(Charts and diagrams as code)
--*--
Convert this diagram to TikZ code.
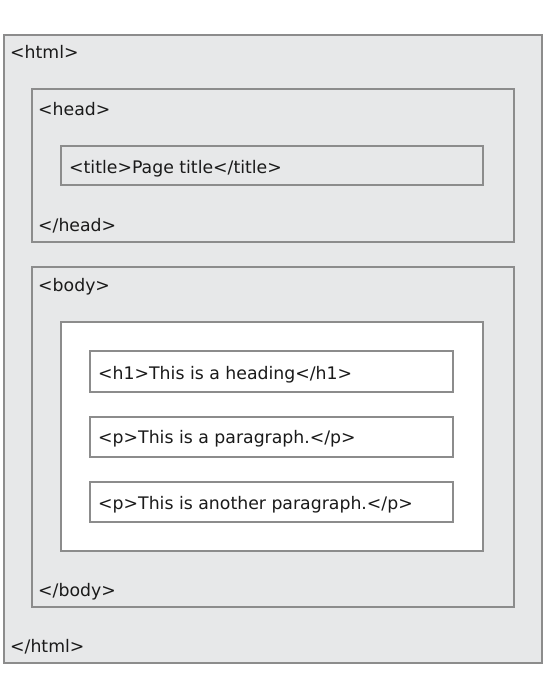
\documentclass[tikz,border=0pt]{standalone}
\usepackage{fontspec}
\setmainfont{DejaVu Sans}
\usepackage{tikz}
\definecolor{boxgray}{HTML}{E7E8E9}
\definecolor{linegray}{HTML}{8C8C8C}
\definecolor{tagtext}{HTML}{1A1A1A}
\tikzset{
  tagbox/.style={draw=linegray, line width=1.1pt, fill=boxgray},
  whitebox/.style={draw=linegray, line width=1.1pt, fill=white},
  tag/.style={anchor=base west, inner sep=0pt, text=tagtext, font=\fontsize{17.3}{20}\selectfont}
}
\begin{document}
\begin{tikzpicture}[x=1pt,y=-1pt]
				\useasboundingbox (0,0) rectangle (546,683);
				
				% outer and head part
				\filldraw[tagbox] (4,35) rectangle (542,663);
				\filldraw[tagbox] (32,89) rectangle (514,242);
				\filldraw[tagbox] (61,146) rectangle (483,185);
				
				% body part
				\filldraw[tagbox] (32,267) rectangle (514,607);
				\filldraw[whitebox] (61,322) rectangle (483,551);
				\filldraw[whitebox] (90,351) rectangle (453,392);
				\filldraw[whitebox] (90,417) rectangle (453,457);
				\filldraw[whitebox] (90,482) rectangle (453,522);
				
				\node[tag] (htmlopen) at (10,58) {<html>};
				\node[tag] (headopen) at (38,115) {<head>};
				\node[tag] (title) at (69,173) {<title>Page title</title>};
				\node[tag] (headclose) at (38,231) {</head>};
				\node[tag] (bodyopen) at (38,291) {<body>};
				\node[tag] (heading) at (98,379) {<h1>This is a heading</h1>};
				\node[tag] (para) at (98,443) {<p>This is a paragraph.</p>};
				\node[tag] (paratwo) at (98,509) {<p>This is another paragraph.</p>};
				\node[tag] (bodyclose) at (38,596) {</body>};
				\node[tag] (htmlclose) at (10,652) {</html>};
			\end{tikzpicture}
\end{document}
--*--
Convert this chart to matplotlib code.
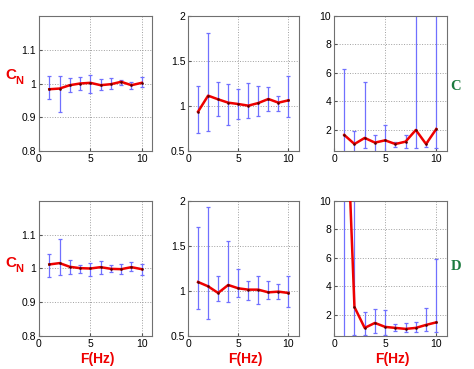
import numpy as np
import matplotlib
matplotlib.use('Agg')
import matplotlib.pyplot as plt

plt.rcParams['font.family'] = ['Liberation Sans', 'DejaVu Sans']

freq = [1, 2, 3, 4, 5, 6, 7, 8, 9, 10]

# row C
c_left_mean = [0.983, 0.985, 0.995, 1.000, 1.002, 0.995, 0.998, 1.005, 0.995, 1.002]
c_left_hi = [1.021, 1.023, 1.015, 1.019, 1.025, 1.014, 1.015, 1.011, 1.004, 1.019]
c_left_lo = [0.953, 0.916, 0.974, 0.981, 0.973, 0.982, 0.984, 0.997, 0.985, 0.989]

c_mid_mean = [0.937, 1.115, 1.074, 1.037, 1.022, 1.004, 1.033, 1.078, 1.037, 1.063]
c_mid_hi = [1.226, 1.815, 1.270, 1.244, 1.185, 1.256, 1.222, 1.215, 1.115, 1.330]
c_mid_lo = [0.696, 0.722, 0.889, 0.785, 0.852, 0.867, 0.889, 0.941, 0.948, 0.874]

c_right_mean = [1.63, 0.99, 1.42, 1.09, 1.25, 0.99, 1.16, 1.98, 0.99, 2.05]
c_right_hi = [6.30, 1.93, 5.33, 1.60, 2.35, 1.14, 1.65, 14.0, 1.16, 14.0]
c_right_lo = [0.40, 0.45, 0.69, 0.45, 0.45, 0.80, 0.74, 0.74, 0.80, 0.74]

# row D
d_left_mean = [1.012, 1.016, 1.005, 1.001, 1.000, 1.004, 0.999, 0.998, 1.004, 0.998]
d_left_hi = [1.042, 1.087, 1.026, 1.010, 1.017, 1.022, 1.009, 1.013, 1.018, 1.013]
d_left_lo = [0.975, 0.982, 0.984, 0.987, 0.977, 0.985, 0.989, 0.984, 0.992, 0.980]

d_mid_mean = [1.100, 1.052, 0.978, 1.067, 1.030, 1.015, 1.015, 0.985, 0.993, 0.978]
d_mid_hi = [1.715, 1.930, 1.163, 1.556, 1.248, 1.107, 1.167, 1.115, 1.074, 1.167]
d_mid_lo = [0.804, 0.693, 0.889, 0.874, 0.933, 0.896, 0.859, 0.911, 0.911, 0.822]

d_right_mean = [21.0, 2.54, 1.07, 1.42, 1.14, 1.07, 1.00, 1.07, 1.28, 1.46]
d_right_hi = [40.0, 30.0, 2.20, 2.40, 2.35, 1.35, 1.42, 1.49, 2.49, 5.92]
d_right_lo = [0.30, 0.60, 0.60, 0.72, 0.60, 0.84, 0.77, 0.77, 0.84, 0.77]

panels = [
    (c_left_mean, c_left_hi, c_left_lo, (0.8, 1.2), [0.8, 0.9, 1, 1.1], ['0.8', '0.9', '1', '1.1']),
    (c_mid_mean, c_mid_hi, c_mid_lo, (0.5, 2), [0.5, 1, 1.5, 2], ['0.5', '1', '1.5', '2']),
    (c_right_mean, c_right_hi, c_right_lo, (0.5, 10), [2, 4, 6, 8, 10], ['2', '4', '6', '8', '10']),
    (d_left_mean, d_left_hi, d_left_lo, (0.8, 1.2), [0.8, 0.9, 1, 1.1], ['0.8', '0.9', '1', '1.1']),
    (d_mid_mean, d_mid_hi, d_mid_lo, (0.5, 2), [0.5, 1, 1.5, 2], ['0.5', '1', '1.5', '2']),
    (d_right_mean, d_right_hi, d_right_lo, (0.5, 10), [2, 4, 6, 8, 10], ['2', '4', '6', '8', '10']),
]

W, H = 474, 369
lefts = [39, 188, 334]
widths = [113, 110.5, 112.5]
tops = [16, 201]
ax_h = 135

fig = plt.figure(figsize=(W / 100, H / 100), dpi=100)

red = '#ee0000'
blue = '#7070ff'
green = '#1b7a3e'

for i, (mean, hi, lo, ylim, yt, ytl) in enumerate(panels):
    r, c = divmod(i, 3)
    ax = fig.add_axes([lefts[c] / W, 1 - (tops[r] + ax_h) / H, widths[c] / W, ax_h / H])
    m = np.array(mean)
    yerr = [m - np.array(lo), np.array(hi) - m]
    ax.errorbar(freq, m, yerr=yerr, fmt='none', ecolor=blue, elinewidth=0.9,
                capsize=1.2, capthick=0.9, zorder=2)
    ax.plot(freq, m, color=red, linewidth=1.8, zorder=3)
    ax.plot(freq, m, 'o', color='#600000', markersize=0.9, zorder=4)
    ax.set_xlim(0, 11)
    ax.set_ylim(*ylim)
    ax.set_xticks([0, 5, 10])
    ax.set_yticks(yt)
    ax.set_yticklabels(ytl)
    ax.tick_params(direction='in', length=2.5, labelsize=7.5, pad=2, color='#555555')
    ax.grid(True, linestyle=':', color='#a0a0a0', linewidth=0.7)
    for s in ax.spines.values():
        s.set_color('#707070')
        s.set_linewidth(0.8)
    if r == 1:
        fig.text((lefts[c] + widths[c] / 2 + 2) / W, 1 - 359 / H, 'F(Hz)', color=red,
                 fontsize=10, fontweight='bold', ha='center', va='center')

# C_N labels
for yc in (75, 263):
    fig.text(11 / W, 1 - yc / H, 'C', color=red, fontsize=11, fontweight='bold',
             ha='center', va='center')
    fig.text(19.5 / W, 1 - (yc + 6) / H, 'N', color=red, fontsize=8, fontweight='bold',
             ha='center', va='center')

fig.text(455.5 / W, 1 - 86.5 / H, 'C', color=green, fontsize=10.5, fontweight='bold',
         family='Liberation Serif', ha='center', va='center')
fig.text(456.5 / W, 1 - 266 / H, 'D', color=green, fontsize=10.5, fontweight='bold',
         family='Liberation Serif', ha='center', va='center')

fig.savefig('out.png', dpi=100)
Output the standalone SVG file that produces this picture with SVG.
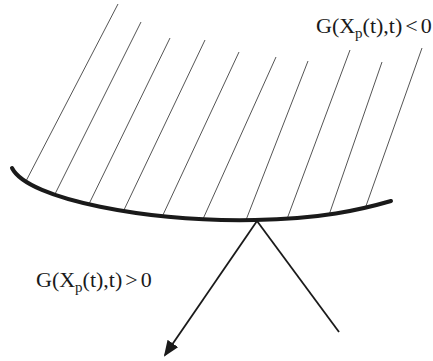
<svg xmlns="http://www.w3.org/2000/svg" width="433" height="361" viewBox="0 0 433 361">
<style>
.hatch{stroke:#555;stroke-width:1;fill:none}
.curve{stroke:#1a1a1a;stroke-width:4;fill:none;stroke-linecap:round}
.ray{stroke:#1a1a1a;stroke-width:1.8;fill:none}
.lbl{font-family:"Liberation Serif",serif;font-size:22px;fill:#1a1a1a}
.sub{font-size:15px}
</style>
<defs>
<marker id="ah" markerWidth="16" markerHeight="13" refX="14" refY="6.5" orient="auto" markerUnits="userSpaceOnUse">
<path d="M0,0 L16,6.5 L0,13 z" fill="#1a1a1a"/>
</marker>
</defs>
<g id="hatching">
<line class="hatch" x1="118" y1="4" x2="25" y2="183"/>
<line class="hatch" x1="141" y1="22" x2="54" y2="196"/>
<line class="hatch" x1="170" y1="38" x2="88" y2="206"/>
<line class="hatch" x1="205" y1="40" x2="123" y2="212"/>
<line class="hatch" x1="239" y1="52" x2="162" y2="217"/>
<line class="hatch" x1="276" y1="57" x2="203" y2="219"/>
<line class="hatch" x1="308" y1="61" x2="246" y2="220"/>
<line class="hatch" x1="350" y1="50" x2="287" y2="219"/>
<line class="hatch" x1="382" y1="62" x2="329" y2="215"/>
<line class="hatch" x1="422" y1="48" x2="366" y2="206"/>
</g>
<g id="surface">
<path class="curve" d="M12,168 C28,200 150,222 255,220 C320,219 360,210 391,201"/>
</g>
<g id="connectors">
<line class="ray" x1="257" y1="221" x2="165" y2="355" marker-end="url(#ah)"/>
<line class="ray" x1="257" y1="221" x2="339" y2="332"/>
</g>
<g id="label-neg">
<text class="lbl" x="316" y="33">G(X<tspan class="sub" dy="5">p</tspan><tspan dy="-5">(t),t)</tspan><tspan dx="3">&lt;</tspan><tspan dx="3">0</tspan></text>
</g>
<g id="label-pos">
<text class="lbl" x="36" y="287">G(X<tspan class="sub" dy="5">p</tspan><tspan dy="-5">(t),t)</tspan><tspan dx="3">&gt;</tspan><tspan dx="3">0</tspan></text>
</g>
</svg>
--*--
Objective => Go to the line that contains "Convert this diagram to TikZ code." and copy from there down to the line that contains "(90,482) rectangle (453,522);", with both lines included. Pass over the pictures.

Written reply =>
Convert this diagram to TikZ code.
\documentclass[tikz,border=0pt]{standalone}
\usepackage{fontspec}
\setmainfont{DejaVu Sans}
\usepackage{tikz}
\definecolor{boxgray}{HTML}{E7E8E9}
\definecolor{linegray}{HTML}{8C8C8C}
\definecolor{tagtext}{HTML}{1A1A1A}
\tikzset{
  tagbox/.style={draw=linegray, line width=1.1pt, fill=boxgray},
  whitebox/.style={draw=linegray, line width=1.1pt, fill=white},
  tag/.style={anchor=base west, inner sep=0pt, text=tagtext, font=\fontsize{17.3}{20}\selectfont}
}
\begin{document}
\begin{tikzpicture}[x=1pt,y=-1pt]
				\useasboundingbox (0,0) rectangle (546,683);
				
				% outer and head part
				\filldraw[tagbox] (4,35) rectangle (542,663);
				\filldraw[tagbox] (32,89) rectangle (514,242);
				\filldraw[tagbox] (61,146) rectangle (483,185);
				
				% body part
				\filldraw[tagbox] (32,267) rectangle (514,607);
				\filldraw[whitebox] (61,322) rectangle (483,551);
				\filldraw[whitebox] (90,351) rectangle (453,392);
				\filldraw[whitebox] (90,417) rectangle (453,457);
				\filldraw[whitebox] (90,482) rectangle (453,522);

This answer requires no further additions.